Lo chef Cristiano Andreini racconta la filosofia gourmet del nuovo ristorante di Sassari.
“La Sardegna e Sassari sono la mia casa”. Cristiano Andreini, chef stellato Michelin, giustifica così il suo ritorno nel capoluogo turritano con la sfida del ristorante Liberty in piazza Nazario Sauro. Lo storico locale, riaperto nelle scorse settimane, rappresenta una variazione della sapienza gourmet di Andreini che si aggiunge a quella del ‘Refettorio’ nella sua Alghero.
“La peculiarità del Liberty – ci spiega il cuoco – è il forno alla brace dove cuciniamo tutte le pietanze. Il gusto di affumicato, di fumo, entra dentro così su tutti i piatti, dall’antipasto al dessert, dal gelato al fieno al carpaccio bruciato alla paella cotta con la fideuà”. Un concetto legato alle tradizioni della cucina sarda che Andreini aveva già messo in pratica a Mosca, dove ha lavorato cinque anni, nel ristorante all’interno del Luxury Hotel Nacional davanti alla Piazza Rossa. “Oltre al metodo antichissimo di cottura – continua il cuoco – noi uniamo le tradizioni sassarese e algherese, cucinando ad esempio il cavallo, l’asino, l’agliata. A questo aggiungiamo le contaminazioni da tutto il mondo”.

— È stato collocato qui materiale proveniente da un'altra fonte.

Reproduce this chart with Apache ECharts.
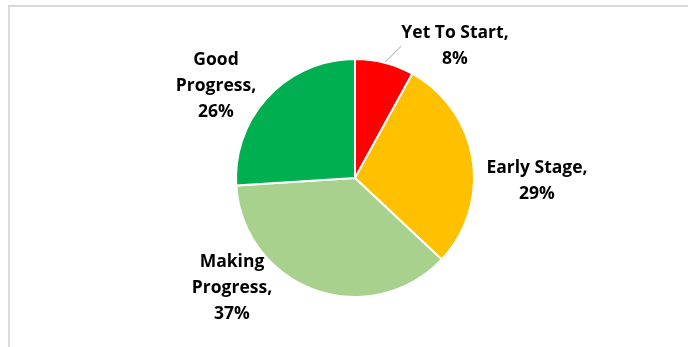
<!DOCTYPE html>
<html><head><meta charset="utf-8">
<script src="https://cdn.jsdelivr.net/npm/echarts@6/dist/echarts.min.js"></script>
<style>html,body{margin:0;padding:0;background:#fff}#c{width:688px;height:347px}</style>
</head><body><div id="c"></div>
<script>
const categories = ['Yet To Start', 'Early Stage', 'Making Progress', 'Good Progress'];
const values = [8, 29, 37, 26];
const colors = ['#FF0000', '#FFC000', '#A9D18E', '#00B050'];
const labelLines = [['Yet To Start,', '8%'], ['Early Stage,', '29%'], ['Making', 'Progress,', '37%'], ['Good', 'Progress,', '26%']];

const labelCenters = [[455, 46], [537, 181], [232, 288], [216, 86]];

const chart = echarts.init(document.getElementById('c'));
chart.setOption({
  animation: false,
  backgroundColor: '#fff',
  graphic: [{
    type: 'rect', silent: true,
    shape: { x: 9, y: 6, width: 700, height: 360 },
    style: { fill: 'none', stroke: '#d9d9d9', lineWidth: 2 }
  }],
  series: [{
    type: 'pie',
    center: [355, 178],
    radius: 119,
    startAngle: 90,
    clockwise: true,
    itemStyle: { borderColor: '#fff', borderWidth: 2 },
    data: categories.map((c, i) => ({
      name: c, value: values[i],
      itemStyle: { color: colors[i] },
      labelLine: { show: i === 0, length: 10, length2: 0, lineStyle: { color: '#a6a6a6', width: 1 } }
    })),
    label: {
      show: true,
      position: 'outside',
      formatter: p => labelLines[p.dataIndex].join('\n'),
      fontFamily: 'Open Sans',
      fontWeight: 'bold',
      fontSize: 17.5,
      lineHeight: 26,
      color: '#000',
      align: 'center'
    },
    labelLayout: p => ({
      x: labelCenters[p.dataIndex][0],
      y: labelCenters[p.dataIndex][1],
      align: 'center',
      verticalAlign: 'middle'
    })
  }]
});
</script></body></html>
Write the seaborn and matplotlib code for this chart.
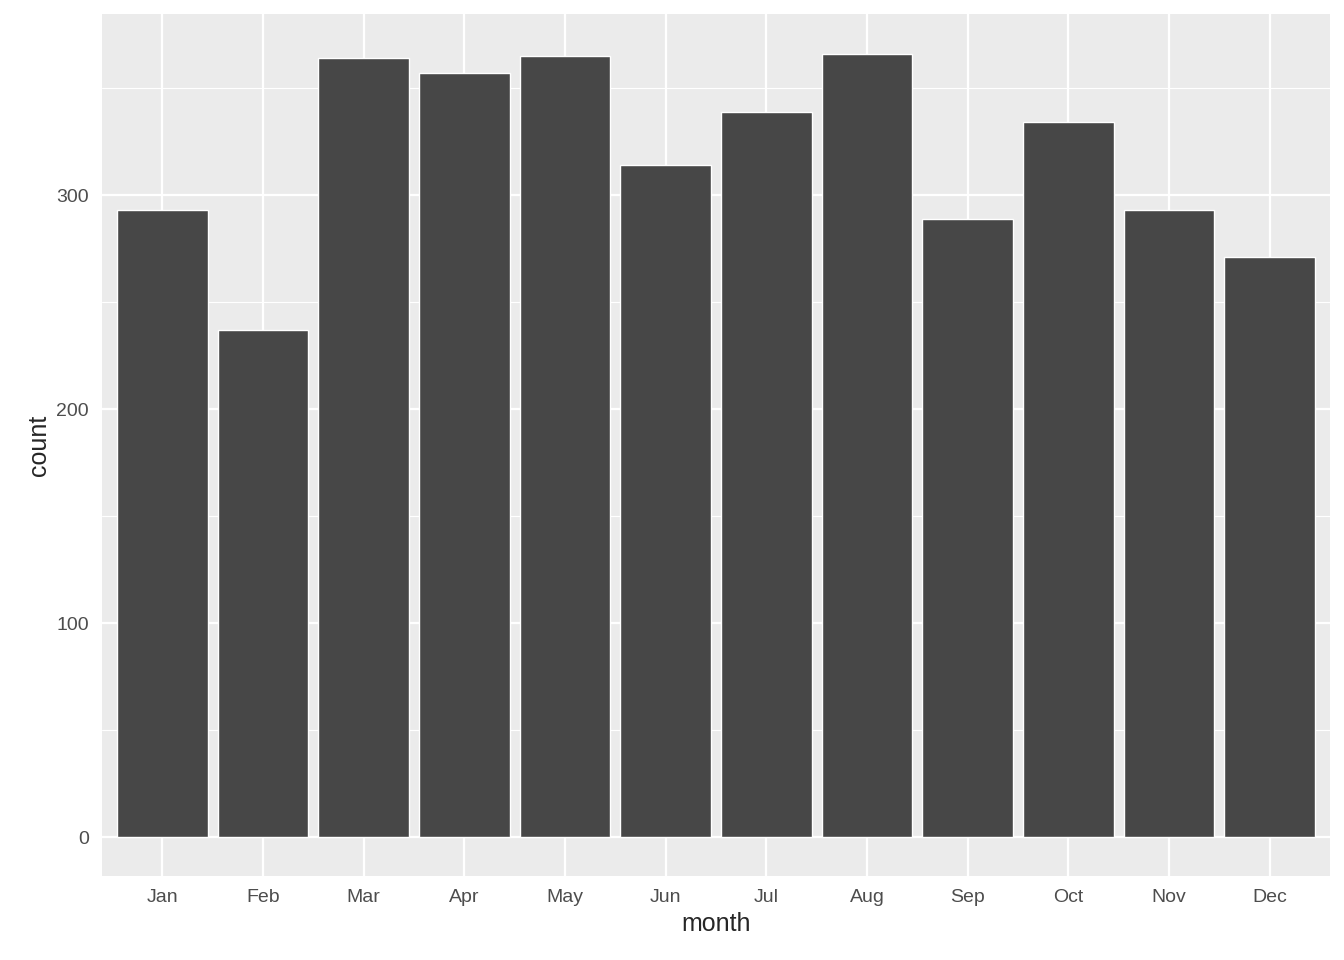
import matplotlib
matplotlib.use("Agg")
import matplotlib.pyplot as plt
import seaborn as sns
import pandas as pd

months = ["Jan", "Feb", "Mar", "Apr", "May", "Jun", "Jul", "Aug", "Sep", "Oct", "Nov", "Dec"]
counts = [293, 237, 364, 357, 365, 314, 339, 366, 289, 334, 293, 271]

df = pd.DataFrame({"month": months, "count": counts})

sns.set_theme(style="darkgrid", rc={"axes.facecolor": "#ebebeb", "grid.color": "white"})
plt.rcParams["font.family"] = ["Liberation Sans", "DejaVu Sans"]

fig = plt.figure(figsize=(13.44, 9.6), dpi=100)
ax = fig.add_axes([102 / 1344, 1 - 876 / 960, 1228 / 1344, 862 / 960])
sns.barplot(data=df, x="month", y="count", color="#474747", saturation=1, width=0.9, ax=ax)

ax.set_ylim(-18.2, 384.6)
ax.set_xlim(-0.6, 11.6)
ax.set_yticks([0, 100, 200, 300])
ax.set_yticks([50, 150, 250, 350], minor=True)
ax.grid(True, which="major", color="white", linewidth=1.6)
ax.grid(True, which="minor", color="white", linewidth=0.8)
ax.set_axisbelow(True)
for s in ax.spines.values():
    s.set_visible(False)
ax.tick_params(axis="both", which="major", length=6, color="#333333", labelsize=14, labelcolor="#4d4d4d")
ax.tick_params(axis="both", which="minor", length=0)
ax.set_xlabel("month", fontsize=18)
ax.set_ylabel("count", fontsize=18)

fig.savefig("out.png", dpi=100)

E qui lo chef Cristiano Andreini illustra il cosmo culinario alla portata degli avventori pescando dal piatto del giorno: “Sto utilizzando un rombo atlantico, eccezionale. Poi la commistione, col Kimchi coreano, la costata di maiale sarda, le spezie indopacifiche, asiatiche e parasiatiche”. L’elenco è molto più lungo di questo breve estratto, che risponde a una filosofia diversa di rapporto col cliente: “Rifiuto l’idea del piatto pomposo e superdecorato. Qui non facciamo distinzione tra primo e secondo, sono molti i piatti in condivisione così che sia chi mangia a scegliere cosa prendere secondo il modello del vecchio antipasto all’italiana”. Un avventore peraltro sempre più esigente, in parte “contaminato” anche lui ma dalla televisione: “Dopo i talent sulla cucina si sentono tutti cuochi. Attenzione però perché troppa tv crea dei mostri”. A partire dai suoi colleghi: “Da dieci anni siamo diventate delle rockstar. Io non vengo però da Masterchef ma dalle sberle di mio padre Sergio, il mio maestro, cuoco e professore all’Alberghiero”. Un’eredità raccontata dal camice che indossa su cui campeggia il nome paterno.
Cristiano ritiene di essere soltanto “un cuciniere che ha sempre da imparare dagli altri”. D’altra parte il suo mestiere, all’atto pratico, è quanto di più lontano si possa immaginare dal glamour dei riflettori: “La mia giornata non finisce mai. Se ti piace questa vita pensi sempre a cucinare, da quando ti alzi a quando ti addormenti Sì, siamo un po’ maniacali, “esauriti””. Massima attenzione quindi alla scelta degli ingredienti, alla mise in place della sala, alla cottura, un processo che richiede tempo e molto sacrificio.
“Una volta che si è passati dal pensare i piatti, poi inizia il lavoro e proprio. Testare il cibo, assaggiarlo, renderlo perfetto e poi farlo uscire per i clienti. A quel punto diventa una routine, comunque piacevole per me visto che lo faccio da 36 anni”. Intanto pensa al futuro formando nella sua cucina i cuochi della prossima generazione: “Devono imparare la sensibilità, il modo di approcciarsi, di toccare, di trattare gli elementi. Lo si vede anche da come prendi un cucchiaio e metti l’intingolo, l’ultimo touch”. Tutte conoscenze che applica nel Liberty, l’ennesima scommessa della sua carriera: “Il periodo storico non è forse quello giusto ma, come si dice, nei tempi sbagliati nascono le idee più importanti. D’altronde, se non si è un pò pirati nella vita non si riesce”. E poi torna in cucina, nel suo regno, a dar forma e sapore a un altro piatto.